4. **Conclusion:** Since the limit is $0$, and $0$ is always less than $1$, this means the series converges for *all* possible values of $x$. We don't need to check any special "endpoints" because the series converges no matter what $x$ is!

This means the interval of convergence is from negative infinity to positive infinity, which we write as $(-\infty, \infty)$.

Alternative answer

Answer: The interval of convergence is $(-\infty, \infty)$. Explain
This is a question about **finding where a power series adds up to a number (converges)**. We use something called the **Ratio Test** to figure this out! The solving step is:

First, let's call each term in our series $a_n$. So, $a_n = \frac{(3 x)^{n}}{(2 n) !}$.

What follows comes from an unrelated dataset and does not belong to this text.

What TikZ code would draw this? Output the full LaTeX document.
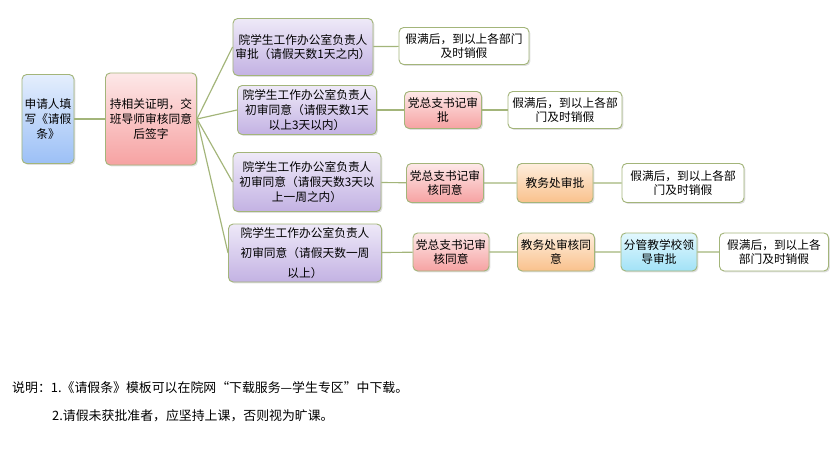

1. **Find the next term, $a_{n+1}$**:
We just replace 'n' with 'n+1' everywhere in $a_n$.
$a_{n+1} = \frac{(3 x)^{n+1}}{(2(n+1))!} = \frac{(3 x)^{n+1}}{(2n+2)!}$

2. **Divide $a_{n+1}$ by $a_n$**:
We want to look at the ratio $\frac{a_{n+1}}{a_n}$.
$\frac{a_{n+1}}{a_n} = \frac{(3 x)^{n+1}}{(2n+2)!} \cdot \frac{(2 n)!}{(3 x)^{n}}$
This looks a little messy, but we can simplify it!
Remember that $(3x)^{n+1}$ can be written as $(3x)^n \cdot (3x)^1$.
And $(2n+2)!$ can be written as $(2n+2) \cdot (2n+1) \cdot (2n)!$.
So, our ratio becomes:
$\frac{(3x)^n \cdot (3x)}{(2n+2) \cdot (2n+1) \cdot (2n)!} \cdot \frac{(2n)!}{(3x)^n}$
See how $(3x)^n$ and $(2n)!$ appear on both the top and bottom? We can cancel them out!
We are left with: $\frac{3x}{(2n+2)(2n+1)}$

3. **Take the absolute value and then the limit as 'n' gets super big**:
The Ratio Test says we need to look at $L = \lim_{n \to \infty} \left| \frac{a_{n+1}}{a_n} \right|$.
$L = \lim_{n \to \infty} \left| \frac{3x}{(2n+2)(2n+1)} \right|$
As 'n' gets really, really big, the bottom part $((2n+2)(2n+1))$ gets unbelievably large.
So, the fraction $\frac{1}{(2n+2)(2n+1)}$ goes to 0 (because you're dividing by something huge!).
This means $L = |3x| \cdot 0 = 0$.

4. **Figure out the interval of convergence**:
For a series to converge, the Ratio Test says our 'L' value must be less than 1 ( $L < 1$ ).
In our case, $L = 0$.
Is $0 < 1$? Yes, it absolutely is!
Since $0$ is always less than $1$, no matter what 'x' is, this series *always* converges.
This means it converges for all possible values of 'x', from negative infinity to positive infinity.

5. **Check the endpoints (if there were any)**:
Since the series converges for *all* 'x', there are no specific 'endpoints' to check. The interval just keeps going forever in both directions!

So, the interval where the series converges is from $-\infty$ to $\infty$.